> [WHAT IS NEEDED]: Starting at the first line of the entries, extract each line up to and including the one that contains "107.3, 126.1, 63.9];", but leave out the pictures.

> [Figure scripts]:
--*--
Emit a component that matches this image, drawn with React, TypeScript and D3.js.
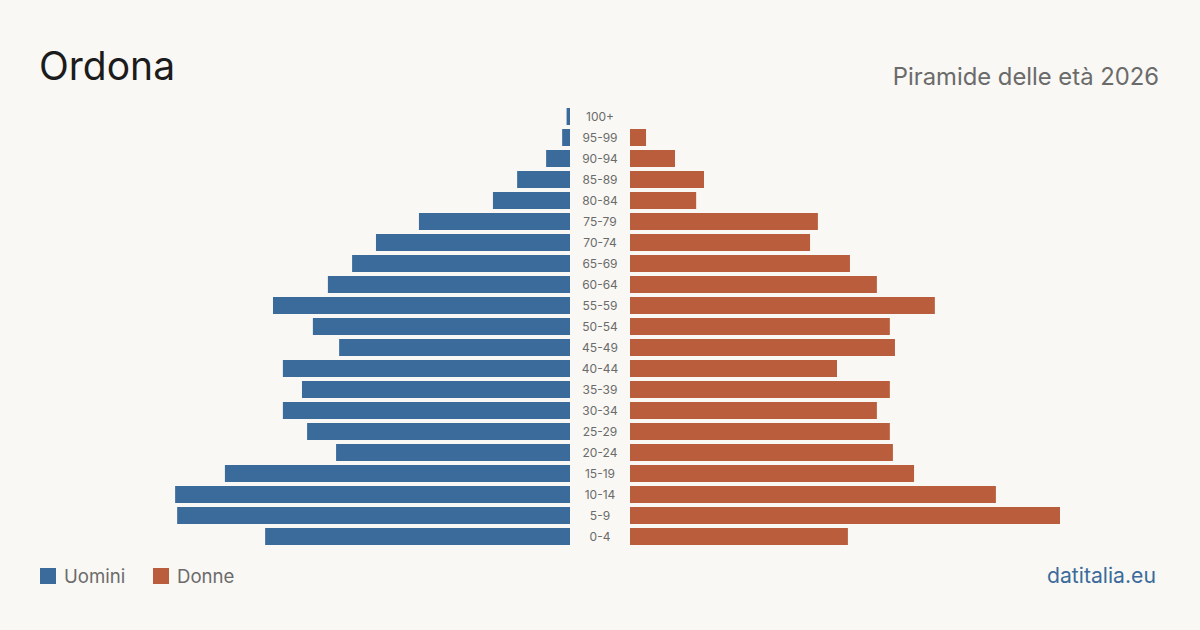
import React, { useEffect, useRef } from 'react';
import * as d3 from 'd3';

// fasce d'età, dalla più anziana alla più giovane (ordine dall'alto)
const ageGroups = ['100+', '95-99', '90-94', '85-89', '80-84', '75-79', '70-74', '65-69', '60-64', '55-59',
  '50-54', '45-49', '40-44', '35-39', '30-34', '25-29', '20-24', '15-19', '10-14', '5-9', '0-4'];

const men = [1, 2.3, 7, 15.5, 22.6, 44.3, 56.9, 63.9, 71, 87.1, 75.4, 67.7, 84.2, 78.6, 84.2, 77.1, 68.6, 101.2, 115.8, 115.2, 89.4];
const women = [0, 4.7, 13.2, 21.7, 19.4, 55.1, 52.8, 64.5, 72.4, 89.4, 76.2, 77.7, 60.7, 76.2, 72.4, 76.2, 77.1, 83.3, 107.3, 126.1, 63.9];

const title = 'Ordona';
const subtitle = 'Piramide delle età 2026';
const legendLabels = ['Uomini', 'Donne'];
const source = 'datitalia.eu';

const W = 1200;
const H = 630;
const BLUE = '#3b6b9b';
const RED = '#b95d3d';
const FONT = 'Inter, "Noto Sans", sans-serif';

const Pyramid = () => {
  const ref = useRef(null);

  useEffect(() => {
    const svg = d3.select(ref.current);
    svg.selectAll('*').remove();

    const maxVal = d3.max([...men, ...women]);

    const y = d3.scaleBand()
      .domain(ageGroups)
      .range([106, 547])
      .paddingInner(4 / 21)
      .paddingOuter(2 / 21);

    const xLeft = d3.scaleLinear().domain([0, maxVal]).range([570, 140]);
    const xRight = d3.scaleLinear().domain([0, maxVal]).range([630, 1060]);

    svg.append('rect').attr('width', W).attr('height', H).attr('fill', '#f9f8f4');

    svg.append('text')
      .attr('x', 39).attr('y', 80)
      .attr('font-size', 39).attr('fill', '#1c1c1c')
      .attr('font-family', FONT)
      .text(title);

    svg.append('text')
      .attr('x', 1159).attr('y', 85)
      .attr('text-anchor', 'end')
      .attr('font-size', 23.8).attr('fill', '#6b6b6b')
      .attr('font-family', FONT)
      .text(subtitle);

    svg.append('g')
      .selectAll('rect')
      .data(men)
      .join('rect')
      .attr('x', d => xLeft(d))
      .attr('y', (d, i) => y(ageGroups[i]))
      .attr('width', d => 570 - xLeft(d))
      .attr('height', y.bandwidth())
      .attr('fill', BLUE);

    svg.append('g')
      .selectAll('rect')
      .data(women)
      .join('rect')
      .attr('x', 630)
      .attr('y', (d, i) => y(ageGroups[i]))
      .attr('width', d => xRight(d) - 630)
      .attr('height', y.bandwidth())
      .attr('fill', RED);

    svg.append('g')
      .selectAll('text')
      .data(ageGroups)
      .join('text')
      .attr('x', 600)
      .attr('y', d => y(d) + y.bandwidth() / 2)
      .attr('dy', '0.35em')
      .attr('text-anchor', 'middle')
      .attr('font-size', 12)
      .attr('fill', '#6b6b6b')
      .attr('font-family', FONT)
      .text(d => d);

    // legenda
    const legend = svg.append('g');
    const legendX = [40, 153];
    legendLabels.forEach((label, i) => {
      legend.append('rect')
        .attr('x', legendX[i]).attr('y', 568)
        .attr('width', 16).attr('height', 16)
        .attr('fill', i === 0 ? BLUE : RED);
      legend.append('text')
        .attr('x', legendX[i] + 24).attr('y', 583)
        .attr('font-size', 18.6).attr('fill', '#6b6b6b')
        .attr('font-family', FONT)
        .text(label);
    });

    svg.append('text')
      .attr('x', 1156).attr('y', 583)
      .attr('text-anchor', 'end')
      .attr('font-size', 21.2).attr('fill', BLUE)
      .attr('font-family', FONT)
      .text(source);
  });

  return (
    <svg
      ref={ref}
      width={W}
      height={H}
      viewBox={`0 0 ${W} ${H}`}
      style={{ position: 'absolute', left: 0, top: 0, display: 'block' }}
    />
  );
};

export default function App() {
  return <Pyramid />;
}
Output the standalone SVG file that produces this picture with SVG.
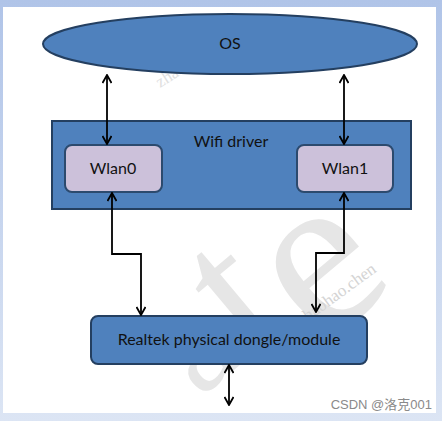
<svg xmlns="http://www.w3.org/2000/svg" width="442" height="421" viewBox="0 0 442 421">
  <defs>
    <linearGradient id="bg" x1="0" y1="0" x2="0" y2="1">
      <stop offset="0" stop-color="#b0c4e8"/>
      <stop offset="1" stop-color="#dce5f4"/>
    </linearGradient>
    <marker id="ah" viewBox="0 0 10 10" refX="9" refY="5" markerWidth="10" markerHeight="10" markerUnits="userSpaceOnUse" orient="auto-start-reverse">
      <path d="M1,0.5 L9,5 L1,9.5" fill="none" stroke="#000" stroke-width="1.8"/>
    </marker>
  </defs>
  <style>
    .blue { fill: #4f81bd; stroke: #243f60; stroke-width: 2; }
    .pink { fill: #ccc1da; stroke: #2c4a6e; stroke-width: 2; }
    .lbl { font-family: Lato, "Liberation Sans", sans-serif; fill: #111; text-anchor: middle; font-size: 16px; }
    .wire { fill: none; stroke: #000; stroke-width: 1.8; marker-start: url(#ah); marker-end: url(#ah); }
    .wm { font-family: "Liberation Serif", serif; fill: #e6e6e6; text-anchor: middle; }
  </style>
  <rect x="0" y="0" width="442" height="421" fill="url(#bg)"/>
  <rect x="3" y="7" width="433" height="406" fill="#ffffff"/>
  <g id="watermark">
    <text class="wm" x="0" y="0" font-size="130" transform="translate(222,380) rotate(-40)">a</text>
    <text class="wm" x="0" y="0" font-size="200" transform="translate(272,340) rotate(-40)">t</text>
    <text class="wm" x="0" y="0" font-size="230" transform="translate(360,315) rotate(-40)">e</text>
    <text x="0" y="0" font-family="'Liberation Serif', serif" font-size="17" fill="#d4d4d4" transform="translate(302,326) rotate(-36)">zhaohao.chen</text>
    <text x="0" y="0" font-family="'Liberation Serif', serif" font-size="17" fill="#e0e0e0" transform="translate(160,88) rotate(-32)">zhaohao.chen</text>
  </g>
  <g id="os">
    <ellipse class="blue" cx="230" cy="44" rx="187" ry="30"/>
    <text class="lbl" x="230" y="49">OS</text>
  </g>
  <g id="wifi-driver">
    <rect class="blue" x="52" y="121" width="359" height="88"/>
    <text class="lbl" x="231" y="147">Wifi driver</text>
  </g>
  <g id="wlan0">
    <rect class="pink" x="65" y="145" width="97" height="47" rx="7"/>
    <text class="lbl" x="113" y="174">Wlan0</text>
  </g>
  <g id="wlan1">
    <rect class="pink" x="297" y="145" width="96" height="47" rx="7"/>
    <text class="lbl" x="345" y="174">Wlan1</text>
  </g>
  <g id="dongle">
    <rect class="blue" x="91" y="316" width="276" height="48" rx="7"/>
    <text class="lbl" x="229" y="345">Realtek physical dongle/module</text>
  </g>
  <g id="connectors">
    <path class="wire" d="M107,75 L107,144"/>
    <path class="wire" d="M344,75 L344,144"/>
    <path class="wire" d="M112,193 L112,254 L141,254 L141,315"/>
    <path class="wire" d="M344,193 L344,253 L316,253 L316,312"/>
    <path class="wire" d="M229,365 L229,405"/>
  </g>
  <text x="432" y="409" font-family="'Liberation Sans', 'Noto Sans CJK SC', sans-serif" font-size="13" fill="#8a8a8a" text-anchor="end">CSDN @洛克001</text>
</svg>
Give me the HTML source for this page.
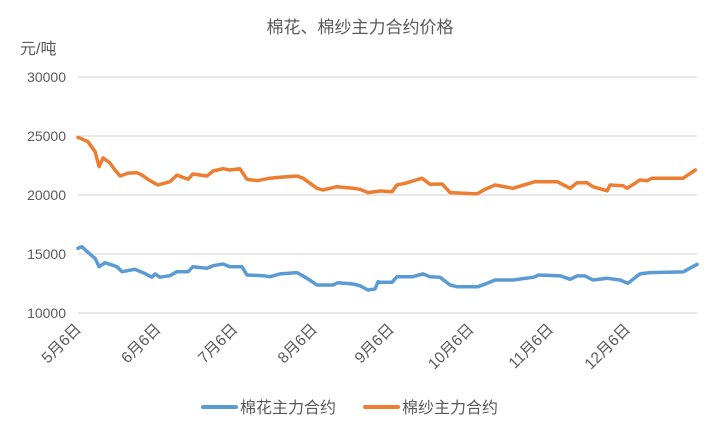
--*--
> [ANSWER FOR THIS EXERCISE]:
Emit a component that matches this image, drawn with React, TypeScript and D3.js.
import React, { useEffect, useRef } from 'react';
import * as d3 from 'd3';

// fasce d'età, dalla più anziana alla più giovane (ordine dall'alto)
const ageGroups = ['100+', '95-99', '90-94', '85-89', '80-84', '75-79', '70-74', '65-69', '60-64', '55-59',
  '50-54', '45-49', '40-44', '35-39', '30-34', '25-29', '20-24', '15-19', '10-14', '5-9', '0-4'];

const men = [1, 2.3, 7, 15.5, 22.6, 44.3, 56.9, 63.9, 71, 87.1, 75.4, 67.7, 84.2, 78.6, 84.2, 77.1, 68.6, 101.2, 115.8, 115.2, 89.4];
const women = [0, 4.7, 13.2, 21.7, 19.4, 55.1, 52.8, 64.5, 72.4, 89.4, 76.2, 77.7, 60.7, 76.2, 72.4, 76.2, 77.1, 83.3, 107.3, 126.1, 63.9];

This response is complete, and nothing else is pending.